Comparison to Related Engineering Roles

The role of chief mechanical engineer (CME) in British railways evolved from the earlier position of locomotive superintendent, which emerged in the late 1830s as the primary overseer of locomotive operations and maintenance but with limited emphasis on innovative design leadership.³⁰ By the early 20th century, particularly after title changes around 1915–1916 on major lines like the Great Western Railway, the CME position expanded to encompass broader responsibilities in locomotive and rolling stock design, standardization, and technological advancement, reflecting the growing complexity of railway engineering.³⁰ This shift post-1920s, amid railway groupings under the 1921 Railways Act, formalized the CME's authority over mechanical innovation, distinguishing it from the superintendent's more operational focus. In contrast to the chief civil engineer, who managed permanent way infrastructure such as tracks, bridges, viaducts, tunnels, and signaling systems, the CME concentrated on rolling stock, motive power, and mechanical components like locomotives, carriages, and wagons. This division became prominent after the mid-19th century, when initial chief engineers oversaw both civil and mechanical aspects during railway construction; however, jurisdictional overlaps persisted in 19th-century projects, such as joint coordination for bridge designs integrating mechanical hauling systems. For instance, on the London and North Western Railway, civil engineers handled track alignment while mechanical teams addressed locomotive compatibility, occasionally requiring collaborative resolutions to operational bottlenecks. While primarily a railway-specific title, the CME concept has seen rare adaptations in other sectors, such as the chief marine engineer in shipping, who oversees vessel propulsion, machinery maintenance, and engineering operations akin to the CME's focus on motive power but tailored to maritime environments.

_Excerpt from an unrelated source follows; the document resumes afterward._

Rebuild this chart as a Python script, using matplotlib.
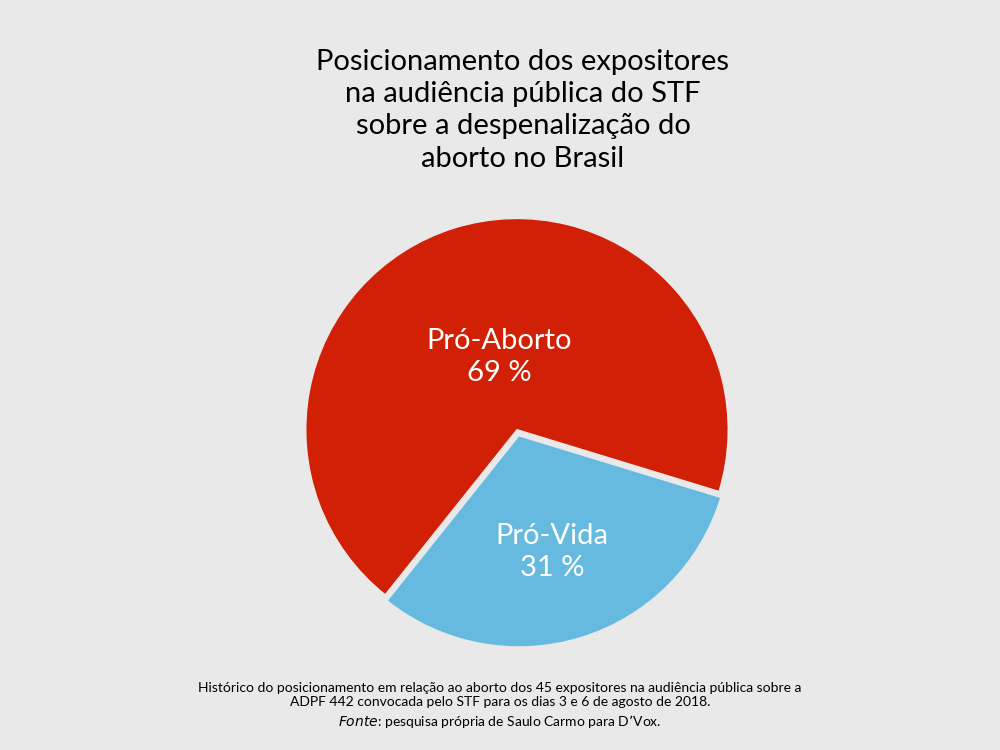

In modern manufacturing, equivalents appear in roles like chief engineer for product lines in automotive or aerospace firms, emphasizing mechanical design and innovation without the operational oversight central to the original railway CME. A key distinction of the CME lies in its specialized emphasis on mechanical innovation and locomotive performance optimization, as opposed to the broader engineering management in positions like director of engineering, which might encompass electrical, civil, and administrative domains across an organization.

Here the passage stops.